Lott's results cannot account for all the relevant variables. Recognizing that violent crime rates can depend on all sorts of factors aside from the passage of concealed carry laws, Lott includes many variables when he runs his multiple linear regressions to disentangle the impact of each factor. Many of these variables, such as arrest rates, percentage of African Americans, and population density, account for a far greater percentage of the variation in violent crime than the mere 1 percent he attributes to passage of the laws. However, with such a small dependence on the one factor he is looking for, only if Lott has included all the relevant variables that could affect the rate of violent crime can he hope to see the residual amount due to the effect of that one factor. In answer to this criticism, Lott says OK -- tell me what variable I've left out and I'll include it. But the list of plausible variables that could affect violent crime rates over time is virtually endless.
Here, for example, are 14 that Lott didn't include: (1) amount of alcohol sold, (2) price of alcohol, (3) amount of drugs sold, (4) price of drugs, (5) number of police on the beat, (6) number of police brutality complaints, (7) average summer temperature, (8) number of convicted felons on the streets, (9) average age of convicted felons on the streets, (10) percentage of teenagers living in two-parent households, (11) high school dropout rate, (12) dollars spent on crime prevention programs, (13) minimum wage rate, (14) amount of media violence. I'm sure readers could come up with many more plausible factors, any one of which could mask the true dependence on the concealed carry laws.
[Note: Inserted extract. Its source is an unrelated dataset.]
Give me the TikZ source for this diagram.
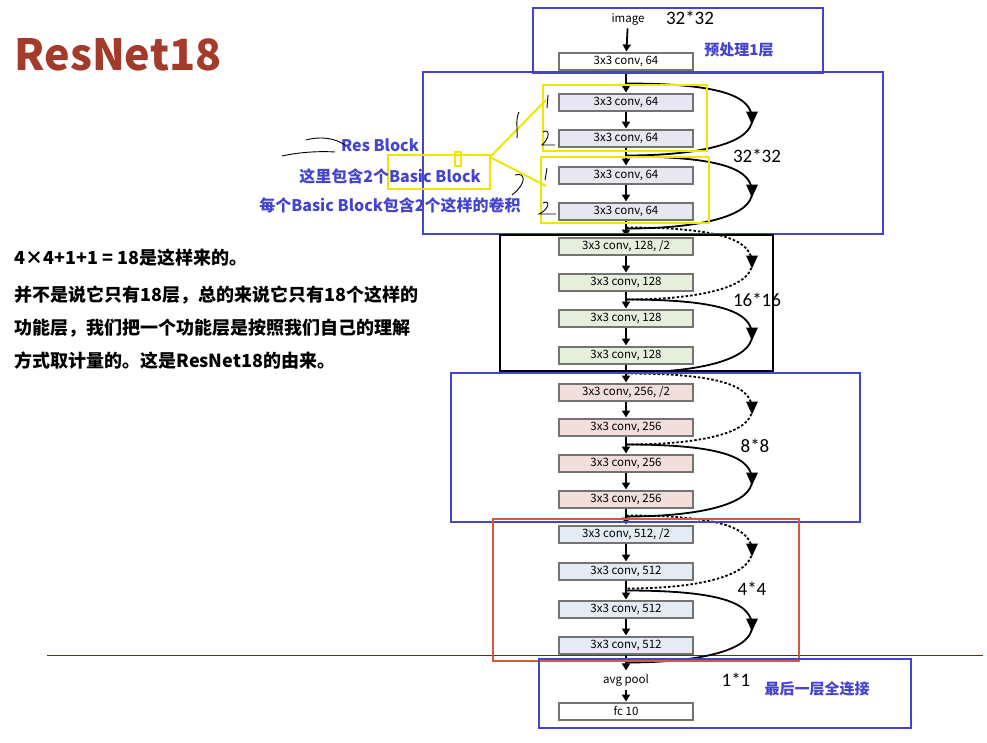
\documentclass[tikz,border=0pt]{standalone}
\usepackage{fontspec}
\setmainfont{Noto Sans CJK SC}
\newfontfamily\cjk{Noto Sans CJK SC}
\newfontfamily\dimf{Carlito}
\usetikzlibrary{arrows.meta}
\definecolor{lav}{HTML}{E8E6F0}
\definecolor{grn}{HTML}{E6EEDC}
\definecolor{pnk}{HTML}{F2DEDA}
\definecolor{lbl}{HTML}{E4EBF3}
\definecolor{bblue}{HTML}{4444CC}
\definecolor{tred}{HTML}{A33A2A}
\definecolor{ored}{HTML}{D45A3C}
\definecolor{yel}{HTML}{F2E600}
\begin{document}
\begin{tikzpicture}[x=1pt,y=-1pt,
 layer/.style={draw=gray!90!black,line width=2pt,minimum width=134pt,minimum height=17pt,inner sep=0pt,font=\fontsize{11.5}{12}\selectfont},
 arr/.style={-{Triangle[length=7pt,width=8pt]},line width=1.8pt},
 dim/.style={font=\dimf\fontsize{19}{20}\selectfont},
 note/.style={text=bblue,font=\bfseries\fontsize{16}{18}\selectfont},
 body/.style={anchor=west,font=\bfseries\fontsize{18}{20}\selectfont},
 dots/.style={dash pattern=on 2.5pt off 2pt},
 frame/.style={line width=2pt}]
\useasboundingbox (0,0) rectangle (987,742);
\fill[white] (0,0) rectangle (987,742);
\draw[red!75!black,line width=0.8pt] (47,655) -- (983,655);
% title & text
\node[anchor=west,text=tred,font=\bfseries\fontsize{43}{46}\selectfont] (title) at (11,55) {ResNet18};
\node[body] (t1) at (11,258) {4×4+1+1 = 18是这样来的。};
\node[body] (t2) at (11,295) {并不是说它只有18层，总的来说它只有18个这样的};
\node[body] (t3) at (11,328) {功能层，我们把一个功能层是按照我们自己的理解};
\node[body] (t4) at (11,361) {方式取计量的。这是ResNet18的由来。};
% layers
\node[font=\fontsize{11.5}{12}\selectfont] (img) at (628,19) {image};
\node[layer,fill=white] (p) at (626,61) {3x3 conv, 64};
\node[layer,fill=lav] (a1) at (626,102) {3x3 conv, 64};
\node[layer,fill=lav] (a2) at (626,138) {3x3 conv, 64};
\node[layer,fill=lav] (a3) at (626,175) {3x3 conv, 64};
\node[layer,fill=lav] (a4) at (626,211) {3x3 conv, 64};
\node[layer,fill=grn] (b1) at (626,246) {3x3 conv, 128, /2};
\node[layer,fill=grn] (b2) at (626,282) {3x3 conv, 128};
\node[layer,fill=grn] (b3) at (626,318) {3x3 conv, 128};
\node[layer,fill=grn] (b4) at (626,355) {3x3 conv, 128};
\node[layer,fill=pnk] (c1) at (626,392) {3x3 conv, 256, /2};
\node[layer,fill=pnk] (c2) at (626,427) {3x3 conv, 256};
\node[layer,fill=pnk] (c3) at (626,463) {3x3 conv, 256};
\node[layer,fill=pnk] (c4) at (626,499) {3x3 conv, 256};
\node[layer,fill=lbl] (d1) at (626,534) {3x3 conv, 512, /2};
\node[layer,fill=lbl] (d2) at (626,571) {3x3 conv, 512};
\node[layer,fill=lbl] (d3) at (626,609) {3x3 conv, 512};
\node[layer,fill=lbl] (d4) at (626,645) {3x3 conv, 512};
\node[font=\fontsize{11.5}{12}\selectfont] (avg) at (626,680) {avg pool};
\node[layer,fill=white] (fc) at (626,711) {fc 10};
\foreach \u/\v in {img/p,p/a1,a1/a2,a2/a3,a3/a4,a4/b1,b1/b2,b2/b3,b3/b4,b4/c1,c1/c2,c2/c3,c3/c4,c4/d1,d1/d2,d2/d3,d3/d4,d4/avg,avg/fc}
  \draw[arr] (\u) -- (\v);
% skips
\foreach \s/\e/\st in {a1/a2/solid,a3/a4/solid,b1/b2/dots,b3/b4/solid,c1/c2/dots,c3/c4/solid,d1/d2/dots,d3/d4/solid}{
  \coordinate (s\s) at ([yshift=9pt]\s.north);
  \coordinate (e\s) at ([yshift=-8pt]\e.south);
  \draw[line width=1.8pt,\st] (s\s) .. controls ++(100,0) and ++(0,-22) .. ++(126,36) coordinate (m\s);
  \draw[line width=1.8pt,\st] (m\s) .. controls ++(0,22) and ++(80,0) .. (e\s);
  \fill ([shift={(-6,-8)}]m\s) -- ([shift={(6,-8)}]m\s) -- ([shift={(0,5)}]m\s) -- cycle;
}
% dims
\node[dim] (d32a) at (690,18) {32*32};
\node[dim] (d32b) at (757,156) {32*32};
\node[dim] (d16) at (757,300) {16*16};
\node[dim] (d8) at (755,446) {8*8};
\node[dim] (d4) at (752,589) {4*4};
\node[dim] (d1) at (736,680) {1*1};
\node[note,font=\bfseries\fontsize{15}{17}\selectfont] (pre) at (739,50) {预处理1层};
\node[note,font=\bfseries\fontsize{15}{17}\selectfont] (last) at (817,689) {最后一层全连接};
% frames
\draw[frame,bblue] (533,8) rectangle (823,73);
\draw[frame,bblue] (423,72) rectangle (883,234);
\draw[frame,black] (500,235) rectangle (773,371);
\draw[frame,bblue] (451,373) rectangle (860,522);
\draw[frame,ored] (493,519) rectangle (799,661);
\draw[frame,bblue] (539,659) rectangle (911,728);
% yellow
\draw[frame,yel] (543,85) rectangle (707,151);
\draw[frame,yel] (541,157) rectangle (709,223);
\draw[frame,yel] (388,155) rectangle (490,189);
\draw[frame,yel] (455,152) rectangle (461,166);
\draw[frame,yel] (490,157) -- (546,100);
\draw[frame,yel] (490,157) -- (546,186);
% notes
\node[note] (rb) at (380,145) {Res Block};
\node[note] (bb) at (390,176) {这里包含2个Basic Block};
\node[note] (eb) at (390,205) {每个Basic Block包含2个这样的卷积};
% scribbles
\draw[line width=0.9pt] (306,140) .. controls (320,136) and (335,138) .. (345,145);
\draw[line width=0.9pt] (282,156) .. controls (300,152) and (320,151) .. (335,152);
\draw[line width=0.9pt] (519,112) .. controls (515,120) and (518,130) .. (517,138);
\draw[line width=0.9pt] (515,175) .. controls (525,172) and (528,182) .. (512,195);
\draw[line width=0.9pt] (548,95) -- (547,108);
\draw[line width=0.9pt] (543,132) .. controls (550,128) and (550,138) .. (542,145) -- (555,145);
\draw[line width=0.9pt] (547,168) -- (545,180);
\draw[line width=0.9pt] (543,203) .. controls (550,199) and (550,209) .. (539,214) -- (556,214);
\end{tikzpicture}
\end{document}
Lott doesn't properly compute statistical significance. Another very serious problem with Lott's method is how he calculates the statistical significance of his results. He essentially asks, What is the probability of getting the observed variation of the crime rate on either side of t=0 based on changes in the various socio-demographic variables and random variations? If that computed probability is very small, he regards his hypothesis that the concealed carry laws made the difference as being proven.